Buyer A spent $20,000 and ended up with nothing but a tax bill. Buyer B spent $37,000 and ended up with a house. In the world of Southwest land, the "expensive" lot is almost always the cheaper option in the long run.
The Scams and the "Paper Lots"
You’ll see ads on social media offering "No Credit Check Land" with $100 down and $100 a month. These are almost always for lots in the furthest reaches of the estates. The people selling these often use "quitclaim deeds" instead of "warranty deeds."
If you accept a quitclaim deed, you’re buying whatever interest the seller has—which might be nothing. There could be ten years of back taxes owed. There could be a lien from a previous owner’s divorce settlement. There could be a cloud on the title because the original AMREP owner died in 1982 and the estate was never probated.

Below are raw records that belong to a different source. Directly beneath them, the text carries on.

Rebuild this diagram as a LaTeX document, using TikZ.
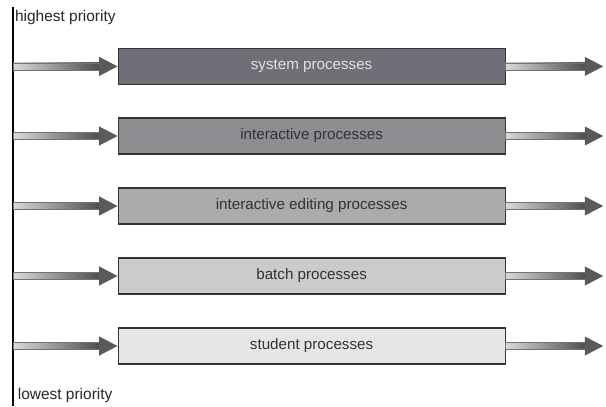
\documentclass[tikz,border=0pt]{standalone}
\usepackage{fontspec}
\setmainfont{Liberation Sans}
\usetikzlibrary{calc}

\definecolor{sysgray}{HTML}{6F6F78}
\definecolor{intgray}{HTML}{8E8E92}
\definecolor{editgray}{HTML}{ABABAD}
\definecolor{batchgray}{HTML}{CBCBCB}
\definecolor{studgray}{HTML}{E6E6E6}
\definecolor{tipgray}{HTML}{5A5A5A}

% shaded arrow from #1 to #2
\newcommand{\feedarrow}[2]{%
  \shade[left color=black!15,right color=black!70,draw=black!55,line width=0.3pt]
    ($(#1)+(0,-0.085)$) rectangle ($(#2)+(-0.42,0.085)$);
  \fill[tipgray] ($(#2)+(-0.46,0.24)$) -- (#2) -- ($(#2)+(-0.46,-0.24)$) -- cycle;}

\begin{document}
\begin{tikzpicture}[queue/.style={draw=black!80,line width=0.8pt,minimum width=9.675cm,minimum height=0.9cm,inner sep=0pt,text=black!80,font=\fontsize{10.8}{12}\selectfont}]
   \useasboundingbox (0,0) rectangle (15.15,10.15);
   \draw[line width=1.3pt] (0.325,9.98) -- (0.325,0);
   \node[anchor=west,inner sep=0pt,text=black!85,font=\fontsize{11}{12}\selectfont] (high) at (0.37,9.7) {highest priority};
   \node[anchor=west,inner sep=0pt,text=black!85,font=\fontsize{11}{12}\selectfont] (low) at (0.44,0.27) {lowest priority};
   \begin{scope}[every node/.style={queue}]
    \node[fill=sysgray,text=black!12] (q1) at (7.79,8.49) {system processes};
    \node[fill=intgray] (q2) at (7.79,6.75) {interactive processes};
    \node[fill=editgray] (q3) at (7.79,5.0) {interactive editing processes};
    \node[fill=batchgray] (q4) at (7.79,3.25) {batch processes};
    \node[fill=studgray] (q5) at (7.79,1.5) {student processes};
   \end{scope}
   \coordinate (in1) at (0.34,8.49);
   \coordinate (in2) at (0.34,6.75);
   \coordinate (in3) at (0.34,5.0);
   \coordinate (in4) at (0.34,3.25);
   \coordinate (in5) at (0.34,1.5);
   \coordinate (out1) at (15.08,8.49);
   \coordinate (out2) at (15.08,6.75);
   \coordinate (out3) at (15.08,5.0);
   \coordinate (out4) at (15.08,3.25);
   \coordinate (out5) at (15.08,1.5);
   \feedarrow{in1}{q1.west}
   \feedarrow{in2}{q2.west}
   \feedarrow{in3}{q3.west}
   \feedarrow{in4}{q4.west}
   \feedarrow{in5}{q5.west}
   \feedarrow{q1.east}{out1}
   \feedarrow{q2.east}{out2}
   \feedarrow{q3.east}{out3}
   \feedarrow{q4.east}{out4}
   \feedarrow{q5.east}{out5}
\end{tikzpicture}
\end{document}
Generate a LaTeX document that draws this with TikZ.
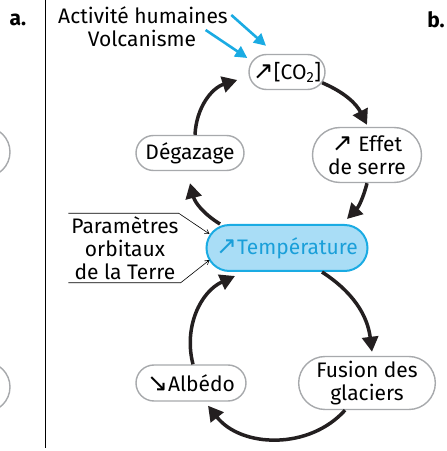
\documentclass[tikz,border=0pt]{standalone}
\usepackage{fontspec}
\setmainfont{Fira Sans}
\newfontfamily\arrowfont{DejaVu Sans}
\usepackage{xcolor}
\usepackage{tikz}
\usetikzlibrary{shapes,arrows.meta,positioning}

\definecolor{boxgray}{HTML}{A7A9AC}
\definecolor{cyanline}{HTML}{1AABE3}
\definecolor{cyanfill}{HTML}{A9DDF6}
\definecolor{cyantext}{HTML}{1A9FD9}
\definecolor{darkarrow}{HTML}{231F20}
\newcommand{\hausse}{{\arrowfont\fontsize{25}{23}\selectfont ↗}}
\newcommand{\baisse}{{\arrowfont\fontsize{25}{23}\selectfont ↘}}

\begin{document}
\begin{tikzpicture}[x=1pt, y=1pt, font=\fontsize{21}{23}\selectfont,
  state/.style={draw=boxgray, line width=1.4pt, rounded rectangle, fill=white, align=center, inner xsep=6pt},
  cycle/.style={draw=darkarrow, line width=3.5pt, -{Triangle[length=15pt,width=16pt]}},
  source/.style={draw=cyanline, line width=2.6pt, -{Triangle[length=12pt,width=12pt]}},
  pointer/.style={line width=0.6pt, -{Straight Barb[length=4pt,width=5pt]}}]
  \useasboundingbox (0,0) rectangle (447,451);

  % panel labels and separator
  \node[font=\fontsize{21}{23}\selectfont\bfseries] (lettera) at (18,431) {a.};
  \node[font=\fontsize{21}{23}\selectfont\bfseries] (letterb) at (436,431) {b.};
  \coordinate (septop) at (45,451);
  \coordinate (sepbot) at (45,3);
  \draw[line width=1pt] (septop) -- (sepbot);
  \node[state, minimum width=100pt, minimum height=50pt] (lefta) at (-34,299) {};
  \node[state, minimum width=100pt, minimum height=50pt] (leftb) at (-34,64) {};

  % cycle boxes
  \node[state, minimum width=88pt, minimum height=35pt] (co2) at (287,379) {\hausse[CO\textsubscript{2}]};
  \node[state, minimum width=120pt, minimum height=35pt] (degaz) at (190,298) {Dégazage};
  \node[state, minimum width=121pt, minimum height=55pt] (effet) at (367,296) {\hausse\ Effet\\de serre};
  \node[state, draw=cyanline, fill=cyanfill, text=cyantext, line width=2pt,
        minimum width=173pt, minimum height=46pt] (temp) at (287,203) {\hausse Température};
  \node[state, minimum width=135pt, minimum height=53pt, below of=effet, node distance=228pt] (fusion) {Fusion des\\glaciers};
  \node[state, minimum width=122pt, minimum height=36pt, left of=fusion, node distance=176pt] (albedo) {\baisse Albédo};

  % outside causes
  \node (act) at (143,436) {Activité humaines};
  \node (volc) at (142,413) {Volcanisme};
  \node[align=center, inner sep=1pt] (param) at (125,203) {Paramètres\\orbitaux\\de la Terre};

  \draw[source] (act.east) -- ([xshift=-21pt,yshift=8pt]co2.north);
  \draw[source] ([xshift=6pt,yshift=8pt]volc.east) -- ([xshift=-1pt,yshift=14pt]co2.west);
  \draw[pointer] ([xshift=-2pt,yshift=2pt]param.north west) -- ([xshift=-1pt,yshift=2pt]param.north east) -- ([xshift=4pt,yshift=14pt]temp.west);
  \draw[pointer] ([xshift=-2pt,yshift=-2pt]param.south west) -- ([xshift=1pt,yshift=-2pt]param.south east) -- ([xshift=4pt,yshift=-12pt]temp.west);

  % feedback loops
  \draw[cycle] (co2.-17) to[bend left=20] ([yshift=2pt]effet.north);
  \draw[cycle] (effet.south) to[bend left=15] ([xshift=60pt,yshift=5pt]temp.north);
  \draw[cycle] ([xshift=-67pt]temp.north) to[bend left=22] ([yshift=-12pt]degaz.south);
  \draw[cycle] ([xshift=5pt]degaz.north) to[bend left=35] ([xshift=-11pt,yshift=-8pt]co2.west);
  \draw[cycle] ([xshift=35pt]temp.south) to[bend left=25] ([xshift=5pt,yshift=4pt]fusion.north);
  \draw[cycle] ([xshift=-22pt]fusion.south) to[bend left=50] ([xshift=17pt,yshift=-4pt]albedo.south);
  \draw[cycle] ([xshift=2pt]albedo.north) to[bend left=40] ([xshift=-52pt,yshift=-4pt]temp.south);
\end{tikzpicture}
\end{document}
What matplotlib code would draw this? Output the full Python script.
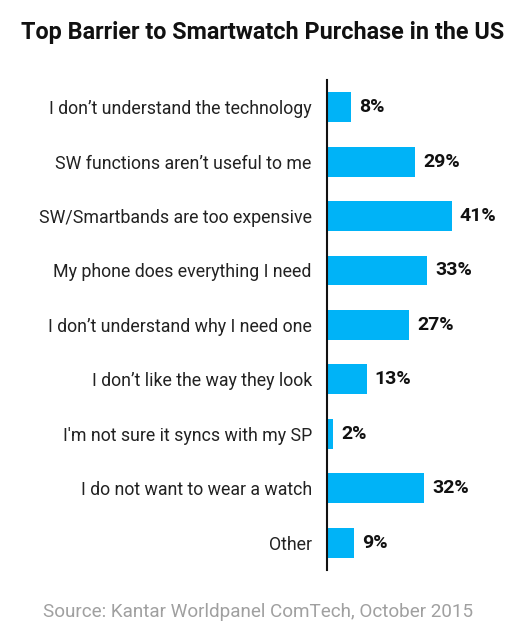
import matplotlib
matplotlib.use("Agg")
import matplotlib.pyplot as plt

plt.rcParams['font.family'] = ['Roboto', 'DejaVu Sans']

# Survey answers, top to bottom as shown
reasons = [
    "I don\u2019t understand the technology",
    "SW functions aren\u2019t useful to me",
    "SW/Smartbands are too expensive",
    "My phone does everything I need",
    "I don\u2019t understand why I need one",
    "I don\u2019t like the way they look",
    "I'm not sure it syncs with my SP",
    "I do not want to wear a watch",
    "Other",
]
shares = [8, 29, 41, 33, 27, 13, 2, 32, 9]

bar_color = '#00b3f7'

fig = plt.figure(figsize=(5.25, 6.3), dpi=100)
ax = fig.add_axes([0.623, 0.0952, 0.33, 0.778])

ypos = list(range(len(reasons)))
ax.barh(ypos, shares, height=0.55, color=bar_color)

# value labels just past the end of each bar
for y, v in zip(ypos, shares):
    ax.text(v + 2.6, y, f"{v}%", va='center', ha='left',
            fontsize=14, fontweight='bold', color='#111111')

ax.set_yticks(ypos)
ax.set_yticklabels(reasons, fontsize=12.8, color='#222222')
ax.tick_params(axis='y', length=0, pad=11)
ax.set_ylim(8.5, -0.5)
ax.set_xlim(0, 57)
ax.set_xticks([])

for side in ['top', 'right', 'bottom']:
    ax.spines[side].set_visible(False)
ax.spines['left'].set_linewidth(1.5)
ax.spines['left'].set_color('#111111')

fig.text(0.5, 1 - 33 / 630, "Top Barrier to Smartwatch Purchase in the US",
         ha='center', va='center', fontsize=16.8, fontweight='bold', color='#111111')
fig.text(0.491, 1 - 612 / 630, "Source: Kantar Worldpanel ComTech, October 2015",
         ha='center', va='center', fontsize=13.6, color='#a0a0a0')

fig.savefig('out.png', dpi=100)
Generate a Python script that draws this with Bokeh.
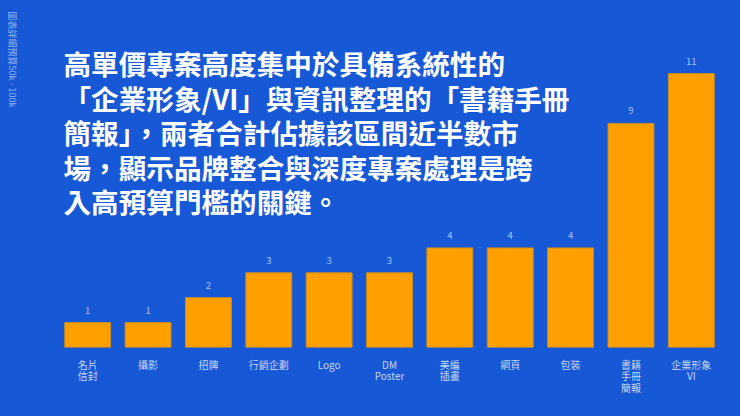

Never buy land in this area without a Title Insurance policy from a reputable local company like Stewart Title or Fidelity. If a seller tells you that title insurance is "unnecessary" or "too expensive for a small lot," they are trying to hide a problem. A title search will uncover the mess that fifty years of hand-to-hand sales have created. If you can't get title insurance on a property, don't buy it. Period.
Reality Check What it Actually Takes to Succeed
Success in this market isn't about finding a hidden gem; it's about math and patience. If you want to build or invest here, you need to accept some hard truths.
First, you aren't going to outsmart the locals. The people who live in Rio Rancho and Bernalillo know which units are "garbage" and which are "gold." If a lot has been sitting on the market for 200 days in a "hot" real estate climate, there is a reason. It’s not because people haven't seen it; it's because they have, and they saw the arroyo running through the middle of it or the $80,000 power estimate.
Second, you must have "boots on the ground." You can't do this from an office in California or New York. You need to walk the land. You need to see if people are using your potential backyard as an illegal dumping ground for old tires and refrigerators—a common problem in the "unmonitored" units of the estates.
Third, you need a liquid cash reserve. Banks are extremely hesitant to lend on raw land in the Rio Rancho Estates. Most of these deals are cash. If you’re stretching your last dollar to buy the dirt, you won't have the capital to fight the battles required to make that dirt livable.
This isn't a "get rich slow" scheme. It’s a high-stakes environment where the environment itself is trying to cost you money. The desert is beautiful, the sunsets are world-class, and the air is clean. But the land doesn't care about your plans. It doesn't care about your budget. If you don't do the boring, expensive work of verifying access, utilities, and title, the desert will simply swallow your investment and wait for the next person to come along with a dream and a checkbook.
- Verify the "Unit" number and check it against the city's long-term utility expansion plan.
- Demand a Warranty Deed and a Title Insurance policy.
- Get a written estimate for power and water before the due diligence period ends.
- Walk the property lines yourself to check for drainage issues and "hidden" arroyos.
- Check for back taxes and existing liens at the Sandoval County Treasurer’s office.
There are no shortcuts. If a deal feels like a steal, you’re likely the one being robbed. The only way to win is to pay the market rate for land that actually has the infrastructure to support a human life. Anything else is just buying a very expensive pile of sand.